In a previous post, I used group development theory in relation to forming friendships. I talked about the stage of storming. Conflict is inevitable in friendship. No, that’s not pessimistic talk, it’s just realistic. Even in a solid, 10 year long friendship, there’s going to be conflict. Even in your grandparents’ 60-something marriage, there is still conflict.
Conflict can be a good thing.
Whoa. Back up.
Conflict can be a good thing?
Imagine, you’re working and everyone that you work with is yourself. There’s you in the cubical, you at the front desk, you at the copy machine, you fixing the thermostat, and look there’s you gathering everyone’s coffee order. What is your day going to be like? Probably no disagreements and maybe productive, fairly smooth because Negative Nancy was not there to cripe at you.
But wouldn’t it be boring?
Yes, there would be no disagreements but there would also be no change. There would be no one to challenge you to do something different, to take that risk. It would be supportive, but static.
Now, this is not an invitation to start causing conflict and disagreements. We should strive to live peacefully, but it is okay when conflict arises. It is not the end of the world. What we need to know about conflict is how to handle conflict.
Do you face conflict head on or do you run away?
I run away from conflict. That’s my answer.
I don’t think one course of action is better than the other. Nor is the other worse. If you face it, what does that look like? How do you face it? How is your tone of voice? Are you loud or brash? Are you soft and gentle? Do you accuse the other or say, “I feel…” If you run away, what does that look like? Do you hide and pray/hope it would pass over, try and bury it and push through? Or do you think over it, view it from different angles and then confront the person?
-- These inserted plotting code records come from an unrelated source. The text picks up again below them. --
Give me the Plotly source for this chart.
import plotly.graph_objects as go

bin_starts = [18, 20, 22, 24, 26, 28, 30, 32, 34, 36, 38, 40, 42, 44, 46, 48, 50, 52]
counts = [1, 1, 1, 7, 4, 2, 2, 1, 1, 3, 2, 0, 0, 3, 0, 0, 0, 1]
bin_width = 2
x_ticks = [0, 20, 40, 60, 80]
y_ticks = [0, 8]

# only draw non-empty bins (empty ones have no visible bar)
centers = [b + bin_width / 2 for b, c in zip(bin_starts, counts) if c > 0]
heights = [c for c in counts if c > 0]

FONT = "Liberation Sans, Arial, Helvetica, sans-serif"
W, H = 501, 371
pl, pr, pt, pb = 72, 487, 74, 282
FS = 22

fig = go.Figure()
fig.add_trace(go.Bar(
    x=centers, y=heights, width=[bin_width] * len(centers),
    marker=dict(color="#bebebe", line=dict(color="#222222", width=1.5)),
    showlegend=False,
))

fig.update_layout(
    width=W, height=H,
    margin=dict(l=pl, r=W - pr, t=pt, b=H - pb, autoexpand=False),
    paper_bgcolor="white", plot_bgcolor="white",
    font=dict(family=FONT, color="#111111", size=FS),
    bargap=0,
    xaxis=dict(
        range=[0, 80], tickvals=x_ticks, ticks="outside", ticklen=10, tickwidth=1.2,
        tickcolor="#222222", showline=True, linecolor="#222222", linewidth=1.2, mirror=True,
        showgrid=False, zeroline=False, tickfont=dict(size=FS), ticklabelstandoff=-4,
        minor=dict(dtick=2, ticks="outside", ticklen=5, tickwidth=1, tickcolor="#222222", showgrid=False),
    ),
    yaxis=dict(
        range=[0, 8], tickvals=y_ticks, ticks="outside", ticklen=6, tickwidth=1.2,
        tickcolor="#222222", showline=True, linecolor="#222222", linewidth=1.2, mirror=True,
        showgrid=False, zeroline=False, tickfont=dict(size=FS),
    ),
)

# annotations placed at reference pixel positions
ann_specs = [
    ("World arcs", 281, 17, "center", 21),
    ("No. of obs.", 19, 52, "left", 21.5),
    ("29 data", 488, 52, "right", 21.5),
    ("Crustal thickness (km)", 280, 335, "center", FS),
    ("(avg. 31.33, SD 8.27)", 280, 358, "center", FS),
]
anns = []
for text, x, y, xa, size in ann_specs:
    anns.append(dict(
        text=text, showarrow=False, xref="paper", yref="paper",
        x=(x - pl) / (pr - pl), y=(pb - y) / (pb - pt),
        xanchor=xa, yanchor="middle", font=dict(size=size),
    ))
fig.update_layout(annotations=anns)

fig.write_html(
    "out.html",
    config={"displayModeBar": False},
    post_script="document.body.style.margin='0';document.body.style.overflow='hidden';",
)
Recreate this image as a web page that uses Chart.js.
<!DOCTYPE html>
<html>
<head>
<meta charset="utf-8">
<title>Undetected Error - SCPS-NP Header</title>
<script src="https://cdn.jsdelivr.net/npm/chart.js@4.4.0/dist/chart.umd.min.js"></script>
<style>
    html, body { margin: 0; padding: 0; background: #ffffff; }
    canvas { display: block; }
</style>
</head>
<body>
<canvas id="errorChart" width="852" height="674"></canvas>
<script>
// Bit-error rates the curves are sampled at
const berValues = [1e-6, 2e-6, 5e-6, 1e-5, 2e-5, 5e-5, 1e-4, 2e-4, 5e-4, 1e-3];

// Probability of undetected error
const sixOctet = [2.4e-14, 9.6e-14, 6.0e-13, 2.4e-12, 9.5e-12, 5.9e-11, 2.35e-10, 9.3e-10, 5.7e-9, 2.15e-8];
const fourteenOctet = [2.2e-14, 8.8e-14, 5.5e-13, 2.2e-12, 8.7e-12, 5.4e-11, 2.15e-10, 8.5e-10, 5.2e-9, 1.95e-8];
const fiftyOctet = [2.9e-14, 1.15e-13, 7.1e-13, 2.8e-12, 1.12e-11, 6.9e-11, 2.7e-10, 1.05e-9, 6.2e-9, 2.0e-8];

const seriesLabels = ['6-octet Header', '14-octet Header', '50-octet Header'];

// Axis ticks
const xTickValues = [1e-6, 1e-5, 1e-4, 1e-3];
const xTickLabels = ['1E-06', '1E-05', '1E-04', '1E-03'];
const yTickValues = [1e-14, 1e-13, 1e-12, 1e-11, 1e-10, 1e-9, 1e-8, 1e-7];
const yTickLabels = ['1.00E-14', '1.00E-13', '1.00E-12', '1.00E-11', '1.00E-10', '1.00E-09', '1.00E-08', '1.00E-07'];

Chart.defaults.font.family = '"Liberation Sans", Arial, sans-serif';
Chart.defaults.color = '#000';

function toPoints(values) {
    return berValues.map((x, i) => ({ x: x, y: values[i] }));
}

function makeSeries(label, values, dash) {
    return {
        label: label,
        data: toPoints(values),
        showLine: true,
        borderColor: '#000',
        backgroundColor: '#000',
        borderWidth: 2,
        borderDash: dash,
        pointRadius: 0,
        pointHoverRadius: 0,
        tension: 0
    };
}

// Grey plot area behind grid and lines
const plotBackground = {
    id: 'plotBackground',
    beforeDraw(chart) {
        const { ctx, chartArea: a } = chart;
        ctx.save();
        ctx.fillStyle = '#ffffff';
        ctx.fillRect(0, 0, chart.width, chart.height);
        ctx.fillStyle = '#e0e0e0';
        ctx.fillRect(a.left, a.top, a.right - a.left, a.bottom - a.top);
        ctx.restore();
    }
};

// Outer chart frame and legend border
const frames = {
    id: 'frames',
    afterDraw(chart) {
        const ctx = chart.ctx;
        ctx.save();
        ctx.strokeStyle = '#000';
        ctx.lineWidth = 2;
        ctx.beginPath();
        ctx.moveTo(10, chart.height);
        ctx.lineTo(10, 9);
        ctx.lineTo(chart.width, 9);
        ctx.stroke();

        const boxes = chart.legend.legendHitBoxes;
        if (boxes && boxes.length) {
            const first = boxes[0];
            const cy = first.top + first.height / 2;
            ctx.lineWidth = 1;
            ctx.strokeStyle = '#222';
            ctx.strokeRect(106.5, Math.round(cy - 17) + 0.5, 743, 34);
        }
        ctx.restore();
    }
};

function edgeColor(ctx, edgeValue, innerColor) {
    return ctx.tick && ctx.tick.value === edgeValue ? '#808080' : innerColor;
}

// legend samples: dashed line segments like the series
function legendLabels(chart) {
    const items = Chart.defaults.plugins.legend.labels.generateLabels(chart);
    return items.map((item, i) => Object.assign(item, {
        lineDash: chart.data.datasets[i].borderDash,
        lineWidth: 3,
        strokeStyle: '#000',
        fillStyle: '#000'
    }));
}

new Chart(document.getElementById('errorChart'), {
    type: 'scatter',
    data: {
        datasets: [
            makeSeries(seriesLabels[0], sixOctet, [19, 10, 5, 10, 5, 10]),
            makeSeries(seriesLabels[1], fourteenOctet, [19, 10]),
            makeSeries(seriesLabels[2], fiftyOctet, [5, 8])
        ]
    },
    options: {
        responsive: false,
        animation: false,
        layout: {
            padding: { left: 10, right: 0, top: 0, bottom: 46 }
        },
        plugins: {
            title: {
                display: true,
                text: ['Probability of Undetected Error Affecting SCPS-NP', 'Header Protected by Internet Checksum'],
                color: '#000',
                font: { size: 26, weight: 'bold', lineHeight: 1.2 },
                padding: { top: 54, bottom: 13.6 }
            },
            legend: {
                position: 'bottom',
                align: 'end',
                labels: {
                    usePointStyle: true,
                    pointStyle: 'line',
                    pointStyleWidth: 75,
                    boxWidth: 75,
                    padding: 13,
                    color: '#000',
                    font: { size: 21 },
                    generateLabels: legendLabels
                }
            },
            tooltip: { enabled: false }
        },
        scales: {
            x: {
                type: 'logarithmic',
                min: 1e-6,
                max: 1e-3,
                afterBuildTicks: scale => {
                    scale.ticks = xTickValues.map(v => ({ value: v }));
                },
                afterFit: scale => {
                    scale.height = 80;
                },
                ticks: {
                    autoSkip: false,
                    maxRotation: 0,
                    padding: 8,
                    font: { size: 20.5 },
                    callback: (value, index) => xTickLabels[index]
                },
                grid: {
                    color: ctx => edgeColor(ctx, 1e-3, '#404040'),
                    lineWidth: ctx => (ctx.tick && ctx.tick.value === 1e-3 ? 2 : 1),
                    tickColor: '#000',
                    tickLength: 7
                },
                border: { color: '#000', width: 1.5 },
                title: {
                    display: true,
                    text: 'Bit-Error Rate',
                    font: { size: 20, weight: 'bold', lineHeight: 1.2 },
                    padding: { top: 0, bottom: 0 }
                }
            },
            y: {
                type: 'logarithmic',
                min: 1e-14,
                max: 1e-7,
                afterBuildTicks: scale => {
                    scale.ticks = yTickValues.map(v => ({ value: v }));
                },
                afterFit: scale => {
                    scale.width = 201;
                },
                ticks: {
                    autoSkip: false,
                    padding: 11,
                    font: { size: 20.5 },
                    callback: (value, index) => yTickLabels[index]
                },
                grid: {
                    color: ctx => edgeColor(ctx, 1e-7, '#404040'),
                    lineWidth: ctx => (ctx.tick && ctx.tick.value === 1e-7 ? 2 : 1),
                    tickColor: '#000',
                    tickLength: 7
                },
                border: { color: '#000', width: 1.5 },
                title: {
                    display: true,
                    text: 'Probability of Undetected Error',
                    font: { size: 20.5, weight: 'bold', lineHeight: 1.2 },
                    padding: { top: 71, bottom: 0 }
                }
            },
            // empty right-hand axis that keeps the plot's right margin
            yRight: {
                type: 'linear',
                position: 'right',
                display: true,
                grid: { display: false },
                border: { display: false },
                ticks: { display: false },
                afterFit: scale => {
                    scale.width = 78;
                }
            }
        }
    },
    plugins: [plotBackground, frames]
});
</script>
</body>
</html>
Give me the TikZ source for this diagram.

How you handle conflict can vary from person to person. There are healthy ways and unhealthy ways. To resolve conflict, it needs to be a 2-person street. Both persons need to work on intentionally resolving the issue together. If one person is constantly resolving and taking action steps, that person can feel devalued and can feel like there’s an imbalance of power.
Storytime! A few years ago, I received a social media message where a long-distance friend shared her heart and how she was feeling. She told me about what I’ve done and how it made her feel. I apologized and explained my side, she thanked me and told me it made her understand me more. A couple days later, I posted something and she commented with things that felt like she had done everything she had asked me not to do. I looked back on our relationship and realized that this person held all the power. I was asked not to do something and I complied, but here this person was still doing it. I ended up ceasing contact.
I’m not saying to just avoid someone if you feel a sense of power imbalance. If you are a close friend and you feel comfortable, confront them. Talk to them about it and share how you feel. In the instance above, I hardly had a relationship with this person. I did not live in the same city and even when we did, we knew each other through mutual friends. I felt like because of our conversation and for my own mental health, I decided to stay true to my word and chose not to engage with them. I am still on social media with them, but I rarely (if ever) interact with them.
Now, if we had been closer – that would’ve been a different story. That’s the thing with conflict resolutions, you weigh the cost of the friendship. Is this a friendship or relationship that you want to keep or one that you’ll be okay if it fizzles out? How much are you willing to lose?
But let’s say you have a friendship and there’s conflict and you do want to keep it. How do you do it? Well, you know, the Bible talks about conflict resolution. I know, the Bible has everything in it. What doesn’t the Bible have?
I like to think of Matthew 18:15-17 –
“If your brother or sister sins, go and point out their fault, just between the two of you. If they listen to you, you have won them over. But if they will not listen, take one or two others along, so that ‘every matter may be established by the testimony of two or three witnesses.’ If they still refuse to listen, tell it to the church; and if they refuse to listen even to the church, treat them as you would a pagan or a tax collector.
What does that mean?
I take it to mean that if you have a conflict with a family or friend, go and tell them and keep it between yourself. Only bring a third person in if that person won’t listen. Be mindful of who you bring too, you do not want the person to feel pressured or interrogated. Imagine how that would make you feel if two people came up to you, telling you what you have done wrong. I think the third person should be impartial, ready to referee and step in when the conversation gets heated. The third person should be upfront in what their role is and that they are only here to mediate.
Conflict resolution does not have to be a scary or intimidating process. It can be a time of reflection and healing. A time where two parties come together and hear what the other has to say, to use your “I feel” statements and hear the other side with thoughtfulness. There’s always two sides of the story and both sides are valid. Both sides can contain factual information, but also have opinions.
I should add that with conflict resolution and going up to the person, one should also consider the safety aspect first. If you feel safe talking to them, then talk to them. If you don’t, it is okay if you don’t talk to them and you end contact or you bring someone along in the beginning. Your safety matters.